Abstract

Oxygen isotope (δ18O) records of incrementally banded marine calcifiers provide high-resolution information about modern and past environmental conditions. However, given their biological origin, these records are often distorted by ontogenetic and seasonal growth pattern. To evaluate their reliability, many studies correlate skeletal δ18O records with instrumentally measured time series of environmental conditions using a variety of methods to recalculate their temporal framework. Lacking consistency and a limited traceability of many temporal alignment methods underline the need for standardized and flexible method for the temporal alignment of sclerochronological records. Here, two methods for the temporal alignment of sclerochronological data and their application on measured oxygen isotope signatures of a fish otolith and a marine bivalve shell are presented and compared.
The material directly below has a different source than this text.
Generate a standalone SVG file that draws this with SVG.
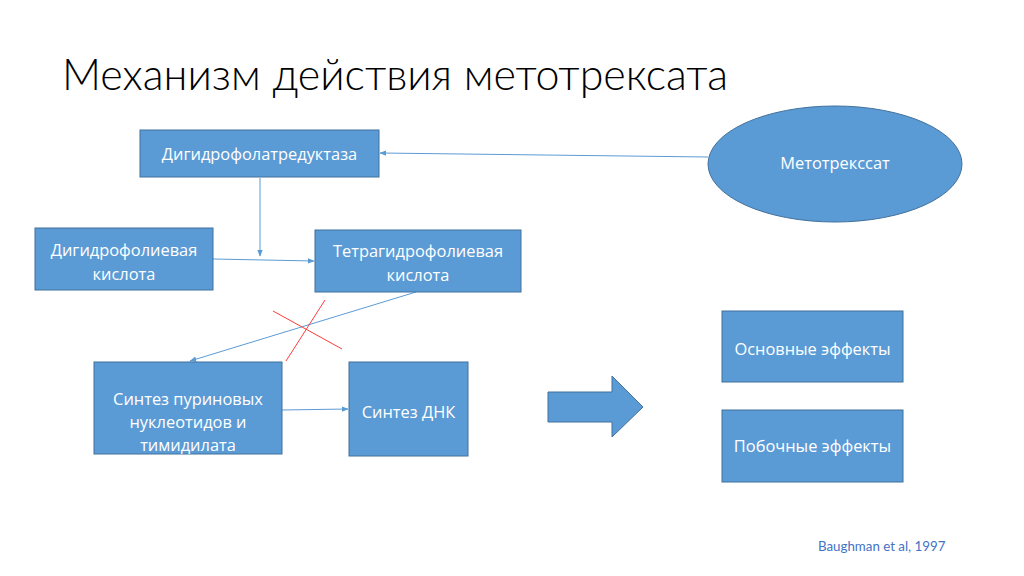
<svg xmlns="http://www.w3.org/2000/svg" width="1024" height="576" viewBox="0 0 1024 576">
<style>
.box{fill:#5b9bd5;stroke:#41719c;stroke-width:1}
.lbl{font-family:"Open Sans",Lato,"Liberation Sans",sans-serif;font-size:16.4px;fill:#ffffff;text-anchor:middle}
.con{stroke:#5b9bd5;stroke-width:1;fill:none;marker-end:url(#ah)}
.x{stroke:#ff3b3b;stroke-width:1}
</style>
<defs>
<marker id="ah" viewBox="0 0 10 10" refX="9" refY="5" markerWidth="7" markerHeight="7" orient="auto" markerUnits="userSpaceOnUse">
<path d="M0,1 L10,5 L0,9 z" fill="#5b9bd5"/>
</marker>
</defs>
<rect width="1024" height="576" fill="#ffffff"/>
<text x="62" y="90" font-family="Lato,'Open Sans','Liberation Sans',sans-serif" font-weight="300" font-size="43" fill="#000000">Механизм действия метотрексата</text>

<g id="connectors">
<line class="con" x1="708" y1="157" x2="380" y2="153"/>
<line class="con" x1="260" y1="178" x2="260" y2="256"/>
<line class="con" x1="213" y1="259" x2="314" y2="261"/>
<line class="con" x1="416" y1="292" x2="190" y2="361"/>
<line class="con" x1="282" y1="410" x2="348" y2="409"/>
<line class="x" x1="273" y1="311" x2="342" y2="349"/>
<line class="x" x1="325" y1="300" x2="286" y2="361"/>
</g>

<g id="dhfr">
<rect class="box" x="140" y="130" width="239" height="47"/>
<text class="lbl" x="259.5" y="160">Дигидрофолатредуктаза</text>
</g>
<g id="mtx">
<ellipse class="box" cx="835" cy="164" rx="127" ry="58"/>
<text class="lbl" x="835" y="169">Метотрекссат</text>
</g>
<g id="dhf">
<rect class="box" x="35" y="228" width="178" height="62"/>
<text class="lbl" x="124" y="256">Дигидрофолиевая</text>
<text class="lbl" x="124" y="280">кислота</text>
</g>
<g id="thf">
<rect class="box" x="315" y="230" width="206" height="62"/>
<text class="lbl" x="418" y="257">Тетрагидрофолиевая</text>
<text class="lbl" x="418" y="281">кислота</text>
</g>
<g id="purine">
<rect class="box" x="94" y="362" width="188" height="92"/>
<text class="lbl" x="188" y="405">Синтез пуриновых</text>
<text class="lbl" x="188" y="428">нуклеотидов и</text>
<text class="lbl" x="188" y="451">тимидилата</text>
</g>
<g id="dna">
<rect class="box" x="349" y="362" width="119" height="94"/>
<text class="lbl" x="408.5" y="418">Синтез ДНК</text>
</g>
<g id="bigarrow">
<path class="box" d="M548,392 L612,392 L612,376 L643,407 L612,437 L612,422 L548,422 Z"/>
</g>
<g id="main">
<rect class="box" x="722" y="311" width="181" height="71"/>
<text class="lbl" x="812.5" y="355">Основные эффекты</text>
</g>
<g id="side">
<rect class="box" x="722" y="410" width="181" height="72"/>
<text class="lbl" x="812.5" y="452">Побочные эффекты</text>
</g>
<text x="818" y="551" font-family="Lato,'Open Sans','Liberation Sans',sans-serif" font-size="13.3" fill="#4472c4">Baughman et al, 1997</text>
</svg>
The first method is a flexible approach using a linear interpolation between carefully selected temporal reference points for recalculating ontogenetic growth effects with an optional extension accounting for seasonal growth oscillations. The second approach uses the seasonally-oscillating Von Bertalanffy growth function parameterized based on the oxygen isotope record to reconstruct the underlying growth model and reconstruct thereby its temporal framework. Using these methods, we re-align δ18O-based water temperature records of a Carlarius heudelotii otolith and a Venus crebrisulca shell with measured sea surface temperature time series and compare the resulting correlation as well as the different underlying growth models. Our results show that both methods represent useful tools for the temporal alignment of sclerochronological records. However, underlying growth models strongly differ depending on the temporal alignment method and the parameters used for the reconstruction of the temporal framework. This underlines the importance of a careful selection of a particular alignment method depending on the complexity of distortion due to seasonal and ontogenetic growth trajectories. Moreover, we show that both organisms represent reliable paleoenvironmental archives providing sub-seasonally resolved water temperature records.